28K is our goal interest paid for the life of the loan. Now when we look at this we have to basically ignore the payment and only consider the total interest. Looking at the loan's 4.5% interest rate we see we have a base payment of $506 and we will be paying 82K for interest, so a pretty big difference. To manually calculate this, we apply some amount of money on a monthly basis against the loan using a calculator and then look at what the resulting final interest is. This may take a little time, but once you figure it out, then you know your numbers.

In this scenario we pay off an extra $425 a month on our $509 a month loan and we will net an effective interest rate of 1.75% for the life of the loan. What's interesting is that if you look at the numbers, it's a non linear return in terms of money in vs interest saved. As shown below we can see we see a lot of benefit in our lower additional monthly payments, but it's a logarithmic strategy.



How I look at it is this way. Once I have reached my target interest rate on the home, we now restrategize on the car and begin to put more money on that.
For the car our loan would cost us $1286 in interest and to reduce to $812 is our goal. So we follow the same process and discover that if we pay about $165 we hit our target interest rate.

Of course this isn't a great analysis unless we look at how much interest we saved for each of the loans and compare the overall.

Loan 1 we paid an extra $425 and saved $54K in interest.  Loan 2 we paid an extra 160 and resulted in a savings of $400 in interest. Suppose we just paid the extra $160 on the home. Well this is only slightly an unfair comparison, if I apply the $160 to the loan, it'll go for the entire life (longer than 5 years which my calculations are based on).
 So even though it's a lot longer term of payments on the 160 it comes out to us paying 22K in interest so we save another nearly 6K.
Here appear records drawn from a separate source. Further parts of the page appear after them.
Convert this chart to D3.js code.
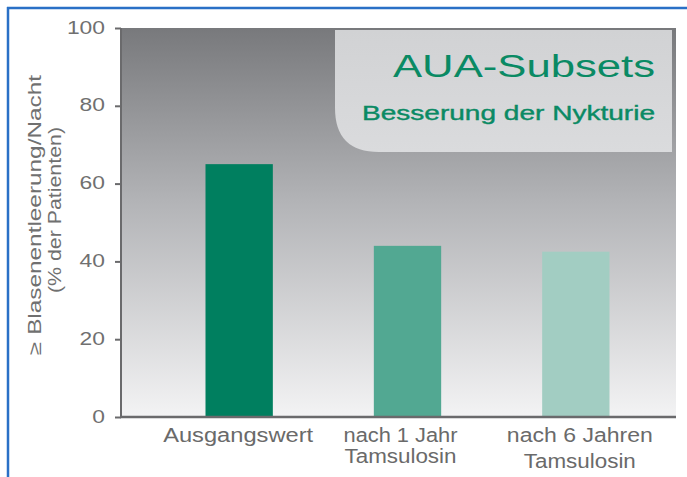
<!DOCTYPE html>
<html><head><meta charset="utf-8">
<script src="https://cdn.jsdelivr.net/npm/d3@7"></script>
<style>html,body{margin:0;padding:0;background:#fff;}svg{display:block;}</style>
</head><body>
<script>
const categories = [["Ausgangswert"], ["nach 1 Jahr", "Tamsulosin"], ["nach 6 Jahren", "Tamsulosin"]];
const values = [65, 44, 42.5];
const barColors = ["#007f5f", "#52a892", "#a2cdc2"];
const yTicks = [0, 20, 40, 60, 80, 100];
const yTitle = ["≥ Blasenentleerung/Nacht", "(% der Patienten)"];
const title = "AUA-Subsets";
const subtitle = "Besserung der Nykturie";

(function () {
const W = 687, H = 477;
const font = "'Liberation Sans', Arial, sans-serif";
const svg = d3.select("body").append("svg").attr("width", W).attr("height", H);

svg.append("rect").attr("x", 0).attr("y", 0).attr("width", W).attr("height", H).attr("fill", "#fff");
svg.append("line").attr("x1", 7).attr("x2", W).attr("y1", 8).attr("y2", 8).attr("stroke", "#2a70c6").attr("stroke-width", 2.5);
svg.append("line").attr("x1", 8).attr("x2", 8).attr("y1", 7).attr("y2", H).attr("stroke", "#2a70c6").attr("stroke-width", 2.5);

const pLeft = 121, pRight = 676, pTop = 28, pBottom = 417;
const y = d3.scaleLinear().domain([0, 100]).range([pBottom, pTop]);
const x = d3.scaleBand().domain(d3.range(categories.length)).range([155, 660]).paddingInner(0.6).paddingOuter(0.3);

const defs = svg.append("defs");
const g = defs.append("linearGradient").attr("id", "bg").attr("x1", 0).attr("x2", 0).attr("y1", 0).attr("y2", 1);
g.append("stop").attr("offset", "0%").attr("stop-color", "#78797c");
g.append("stop").attr("offset", "45%").attr("stop-color", "#b3b4b7");
g.append("stop").attr("offset", "100%").attr("stop-color", "#f3f3f4");
svg.append("rect").attr("x", pLeft).attr("y", pTop).attr("width", pRight - pLeft).attr("height", pBottom - pTop).attr("fill", "url(#bg)");

// title box
const bx0 = 335, bx1 = 672, by0 = 30, by1 = 152, r = 44;
const bg2 = defs.append("linearGradient").attr("id", "box").attr("x1", 0).attr("x2", 0).attr("y1", 0).attr("y2", 1);
bg2.append("stop").attr("offset", "0%").attr("stop-color", "#d1d2d4");
bg2.append("stop").attr("offset", "100%").attr("stop-color", "#dadbdd");
svg.append("path")
  .attr("d", `M${bx0},${by0} H${bx1} V${by1} H${bx0 + r} Q${bx0},${by1} ${bx0},${by1 - r} Z`)
  .attr("fill", "url(#box)");
svg.append("text").attr("x", 393).attr("y", 77).attr("textLength", 262).attr("lengthAdjust", "spacingAndGlyphs")
  .attr("font-family", font).attr("font-size", 31).attr("fill", "#0a8a64").text(title);
svg.append("text").attr("x", 362).attr("y", 120).attr("textLength", 293).attr("lengthAdjust", "spacingAndGlyphs")
  .attr("font-family", font).attr("font-size", 21).attr("fill", "#0a8a64").attr("stroke", "#0a8a64").attr("stroke-width", 0.4).text(subtitle);

// bars
svg.selectAll("rect.bar").data(values).enter().append("rect").attr("class", "bar")
  .attr("x", (d, i) => x(i)).attr("width", x.bandwidth())
  .attr("y", d => y(d)).attr("height", d => pBottom - y(d))
  .attr("fill", (d, i) => barColors[i]);

// y axis
const yAxis = d3.axisLeft(y).tickValues(yTicks).tickSize(6).tickPadding(10);
const ya = svg.append("g").attr("transform", `translate(${pLeft},0)`).call(yAxis);
ya.select(".domain").attr("stroke", "#6a6a6c").attr("stroke-width", 2).attr("d", `M0,${pTop}V${pBottom}`);
ya.selectAll(".tick line").attr("stroke", "#6a6a6c").attr("stroke-width", 2);
ya.selectAll(".tick text").attr("font-family", font).attr("font-size", 18).attr("fill", "#707070")
  .attr("x", -16 / 1.27).attr("dy", "0.28em").attr("transform", "scale(1.27,1)");

// x baseline
svg.append("line").attr("x1", pLeft - 1).attr("x2", pRight).attr("y1", pBottom).attr("y2", pBottom)
  .attr("stroke", "#6a6a6c").attr("stroke-width", 2.5);

// x labels (widths measured from reference)
const lineY = [[442], [442, 463], [442, 468]];
const lineW = [[150], [114, 112], [146, 112]];
const shift = [-1, -7, 4];
categories.forEach((lines, i) => {
  lines.forEach((t, j) => {
    const cx = x(i) + x.bandwidth() / 2 + shift[i];
    svg.append("text").attr("x", cx - lineW[i][j] / 2).attr("y", lineY[i][j])
      .attr("textLength", lineW[i][j]).attr("lengthAdjust", "spacingAndGlyphs")
      .attr("font-family", font).attr("font-size", 19.5)
      .attr("fill", "#6a6a6a").text(t);
  });
});

// y title
const tLen = [280, 166];
const tCy = [215, 210];
yTitle.forEach((t, j) => {
  svg.append("text").attr("transform", `translate(${41 + j * 20},${tCy[j] + tLen[j] / 2}) rotate(-90)`)
    .attr("textLength", tLen[j]).attr("lengthAdjust", "spacingAndGlyphs")
    .attr("font-family", font).attr("font-size", 18)
    .attr("fill", "#707070").text(t);
});
})();
</script>
</body></html>
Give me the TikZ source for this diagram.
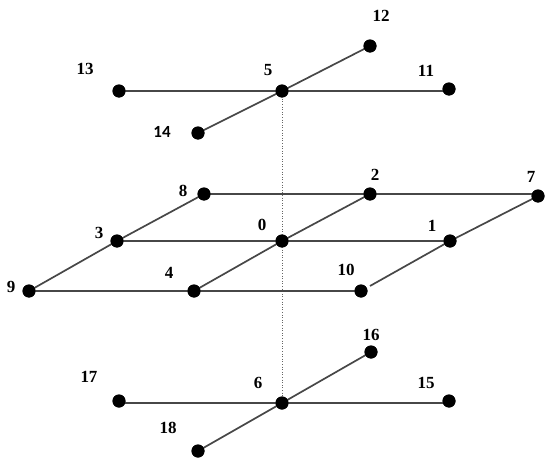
\documentclass[tikz,border=0pt]{standalone}
\usepackage{fontspec}
\setmainfont{Liberation Serif}
\newfontfamily\lblsans{Carlito}
\begin{document}
\begin{tikzpicture}[x=1pt,y=-1pt,
  dotnode/.style={circle,fill=black,inner sep=0pt,minimum width=13pt,minimum height=13pt},
  edge/.style={draw=black!72,line width=1.7pt},
  vline/.style={draw=black!60,line width=0.6pt,dotted},
  lbl/.style={font=\fontsize{17}{17}\selectfont\bfseries,inner sep=0pt}]
\useasboundingbox (0,0) rectangle (550,466);
% dots
\node[dotnode] (n5) at (282,91) {};
\node[dotnode] (n12) at (370,46) {};
\node[dotnode] (n13) at (119,91) {};
\node[dotnode] (n11) at (449,89) {};
\node[dotnode] (n14) at (198,133) {};
\node[dotnode] (n8) at (204,194) {};
\node[dotnode] (n2) at (370,194) {};
\node[dotnode] (n7) at (538,196) {};
\node[dotnode] (n3) at (117,241) {};
\node[dotnode] (n0) at (282,241) {};
\node[dotnode] (n1) at (450,241) {};
\node[dotnode] (n9) at (29,291) {};
\node[dotnode] (n4) at (194,291) {};
\node[dotnode] (n10) at (361,291) {};
\node[dotnode] (n16) at (371,352) {};
\node[dotnode] (n17) at (119,401) {};
\node[dotnode] (n6) at (282,403) {};
\node[dotnode] (n15) at (449,401) {};
\node[dotnode] (n18) at (198,451) {};
\coordinate (c10) at (370,286);
% connectors
\draw[vline] (n5.center) -- (n6.center);
\draw[edge] (n13.center) -- (n5.center) -- (n11.center |- n5.center);
\draw[edge] (n14.center) -- (n5.center) -- (n12.center);
\draw[edge] (n8.center) -- (n2.center) -- (n7.center |- n2.center);
\draw[edge] (n3.center) -- (n0.center) -- (n1.center);
\draw[edge] (n9.center) -- (n4.center) -- (n10.center);
\draw[edge] (n9.center) -- (n3.center) -- (n8.center);
\draw[edge] (n4.center) -- (n0.center) -- (n2.center);
\draw[edge] (c10) -- (n1.center) -- (n7.center);
\draw[edge] (n17.center |- n6.center) -- (n6.center) -- (n15.center |- n6.center);
\draw[edge] (n18.center) -- (n6.center) -- (n16.center);
% dots on top
\foreach \n in {n5,n12,n13,n11,n14,n8,n2,n7,n3,n0,n1,n9,n4,n10,n16,n17,n6,n15,n18}
  \fill (\n) circle (6.5pt);
% labels
\node[lbl] (l13) at (85,69) {13};
\node[lbl] (l5) at (268,70) {5};
\node[lbl] (l12) at (381,16) {12};
\node[lbl] (l11) at (426,71) {11};
\node[lbl,font=\lblsans\fontsize{17}{17}\selectfont\bfseries] (l14) at (162,132) {14};
\node[lbl] (l8) at (183,191) {8};
\node[lbl] (l2) at (375,175) {2};
\node[lbl] (l7) at (531,177) {7};
\node[lbl] (l3) at (99,233) {3};
\node[lbl] (l0) at (262,225) {0};
\node[lbl] (l1) at (432,226) {1};
\node[lbl] (l9) at (11,287) {9};
\node[lbl] (l4) at (169,273) {4};
\node[lbl] (l10) at (346,270) {10};
\node[lbl] (l16) at (371,335) {16};
\node[lbl] (l17) at (89,377) {17};
\node[lbl] (l6) at (258,383) {6};
\node[lbl] (l15) at (426,383) {15};
\node[lbl] (l18) at (168,428) {18};
\end{tikzpicture}
\end{document}
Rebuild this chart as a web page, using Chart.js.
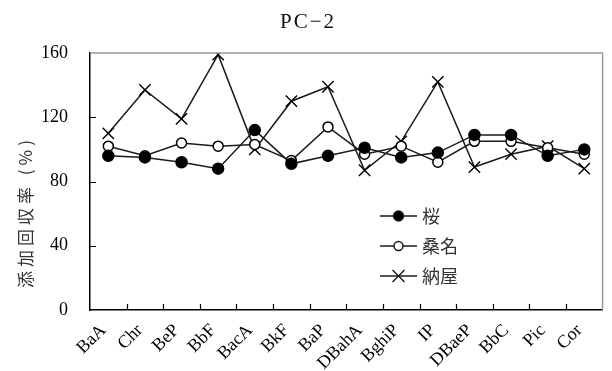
<!DOCTYPE html>
<html>
<head>
<meta charset="utf-8">
<script src="https://cdn.jsdelivr.net/npm/chart.js@4.4.0/dist/chart.umd.min.js"></script>
<style>
  body { margin: 0; background: #fff; }
  #wrap { width: 612px; height: 371px; }
</style>
</head>
<body>
<div id="wrap"><canvas id="myChart"></canvas></div>
<script>
// compounds on the x axis
const compounds = ["BaA", "Chr", "BeP", "BbF", "BacA", "BkF", "BaP",
                   "DBahA", "BghiP", "IP", "DBaeP", "BbC", "Pic", "Cor"];

// recovery (%) per site
const sakura = [96, 95, 92, 88, 112, 91, 96, 101, 95, 98, 109, 109, 96, 100];
const kuwana = [102, 96, 104, 102, 103, 93, 114, 97, 102, 92, 105, 105, 101, 97];
const naya   = [110, 137, 119, 159, 100, 130, 139, 87, 105, 142, 89, 97, 102, 88];

const seriesNames = ["桜", "桑名", "納屋"];
const yTicks = [0, 40, 80, 120, 160];

const titleText = "PC−2";
const yTitleText = "添加回収率 (%)";

const serif = "'Liberation Serif', 'Times New Roman', serif";
const cjk = "'Noto Sans CJK JP', 'Noto Sans', sans-serif";

// draws title, y title, inward tick marks, top/right frame and the inside legend
const decorPlugin = {
    id: 'decor',
    afterDraw(chart) {
        const ctx = chart.ctx;
        const area = chart.chartArea;
        const xs = chart.scales.x;
        const ys = chart.scales.y;

        ctx.save();
        // gray top and right frame
        ctx.strokeStyle = '#999';
        ctx.lineWidth = 1.5;
        ctx.beginPath();
        ctx.moveTo(area.left, area.top);
        ctx.lineTo(area.right, area.top);
        ctx.lineTo(area.right, area.bottom);
        ctx.stroke();

        // inward tick marks
        ctx.strokeStyle = '#000';
        ctx.lineWidth = 1.2;
        ctx.beginPath();
        const half = (xs.getPixelForValue(1) - xs.getPixelForValue(0)) / 2;
        for (let i = 1; i < compounds.length; i++) {
            const px = Math.round(xs.getPixelForValue(i) - half) + 0.5;
            ctx.moveTo(px, area.bottom);
            ctx.lineTo(px, area.bottom - 6);
        }
        yTicks.slice(1, -1).forEach(function (v) {
            const py = Math.round(ys.getPixelForValue(v)) + 0.5;
            ctx.moveTo(area.left, py);
            ctx.lineTo(area.left + 6, py);
        });
        ctx.stroke();

        // title
        ctx.fillStyle = '#111';
        ctx.font = "21px " + serif;
        ctx.textAlign = 'center';
        ctx.textBaseline = 'middle';
        ctx.letterSpacing = '2px';
        ctx.fillText(titleText, 308, 22);
        ctx.letterSpacing = '0px';

        // y axis title
        ctx.save();
        ctx.translate(26, 212);
        ctx.rotate(-Math.PI / 2);
        ctx.fillStyle = '#333';
        ctx.font = "17px " + cjk;
        ctx.letterSpacing = '4px';
        ctx.fillText(yTitleText, 0, 0);
        ctx.restore();

        // legend
        const lx = 380, lw = 37, tx = 422;
        const rows = [216, 246, 276];
        chart.data.datasets.forEach(function (ds, i) {
            const y = rows[i];
            ctx.strokeStyle = ds.borderColor;
            ctx.lineWidth = ds.borderWidth;
            ctx.beginPath();
            ctx.moveTo(lx, y);
            ctx.lineTo(lx + lw, y);
            ctx.stroke();
            const cx = lx + lw / 2;
            ctx.lineWidth = ds.pointBorderWidth;
            if (ds.pointStyle === 'crossRot') {
                const r = ds.pointRadius * 0.75;
                ctx.beginPath();
                ctx.moveTo(cx - r, y - r); ctx.lineTo(cx + r, y + r);
                ctx.moveTo(cx - r, y + r); ctx.lineTo(cx + r, y - r);
                ctx.stroke();
            } else {
                ctx.beginPath();
                ctx.arc(cx, y, ds.pointRadius - 0.5, 0, Math.PI * 2);
                ctx.fillStyle = ds.pointBackgroundColor;
                ctx.fill();
                ctx.stroke();
            }
            ctx.fillStyle = '#333';
            ctx.font = "18px " + cjk;
            ctx.textAlign = 'left';
            ctx.textBaseline = 'middle';
            ctx.fillText(ds.label, tx, y);
        });
        ctx.restore();
    }
};

const ctx = document.getElementById('myChart').getContext('2d');
const chart = new Chart(ctx, {
    type: 'line',
    data: {
        labels: compounds,
        datasets: [{
            label: seriesNames[0],
            data: sakura,
            borderColor: '#1a1a1a',
            borderWidth: 1.5,
            pointStyle: 'circle',
            pointRadius: 5.5,
            pointBackgroundColor: '#000',
            pointBorderColor: '#000',
            pointBorderWidth: 1.5
        }, {
            label: seriesNames[1],
            data: kuwana,
            borderColor: '#1a1a1a',
            borderWidth: 1.5,
            pointStyle: 'circle',
            pointRadius: 5,
            pointBackgroundColor: '#fff',
            pointBorderColor: '#000',
            pointBorderWidth: 1.5
        }, {
            label: seriesNames[2],
            data: naya,
            borderColor: '#1a1a1a',
            borderWidth: 1.5,
            pointStyle: 'crossRot',
            pointRadius: 8,
            pointBorderColor: '#000',
            pointBorderWidth: 1.4
        }]
    },
    options: {
        responsive: true,
        maintainAspectRatio: false,
        animation: false,
        layout: { padding: { top: 53, right: 3, left: 0, bottom: 0 } },
        plugins: {
            legend: { display: false },
            tooltip: { enabled: false },
            title: { display: false }
        },
        scales: {
            x: {
                offset: true,
                grid: { display: false, drawTicks: false },
                border: { color: '#000', width: 1.5 },
                ticks: {
                    color: '#000',
                    font: { family: serif, size: 18 },
                    minRotation: 45,
                    maxRotation: 45,
                    padding: 10,
                    labelOffset: -5,
                    autoSkip: false
                },
                afterFit(scale) { scale.height = 61; }
            },
            y: {
                min: 0,
                max: 160,
                afterBuildTicks(scale) {
                    scale.ticks = yTicks.map(function (v) { return { value: v }; });
                },
                grid: { display: false, drawTicks: false },
                border: { color: '#000', width: 1.5 },
                ticks: {
                    color: '#000',
                    font: { family: serif, size: 18 },
                    padding: 22
                },
                afterFit(scale) { scale.width = 90; }
            }
        }
    },
    plugins: [decorPlugin]
});
</script>
</body>
</html>
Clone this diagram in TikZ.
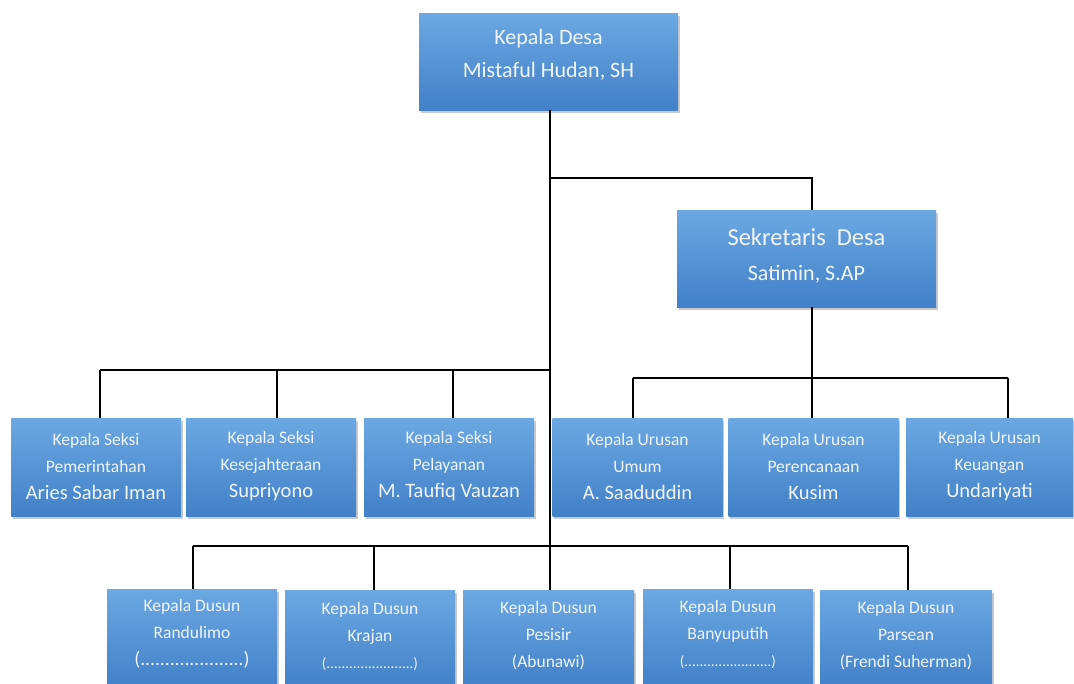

What if we took that 160 a month and assumed it was really 160 * 5 * 12 (total amount paid extra on the loan over 5 years) it comes out to 9600, now we divide that by 12 and 30 to make that payment go across the life of the 30 year loan, so we paid the same extra, but just split it, that comes out to 26 bucks extra a month this comes out to paying closer to 27K which is very close to the 28K we are already saving, so you see that we save a tiny bit more averaged across on the higher interest rate loan, but it's very close to the same. I think that to make this comparison more equal there might need to be some normalization, and then we can really compare apples to oranges, I'll perhaps figure out how to do that in a future post.

Which is the right approach to take? It's a little inconclusive at this point, but hopefully we can build a case in the future.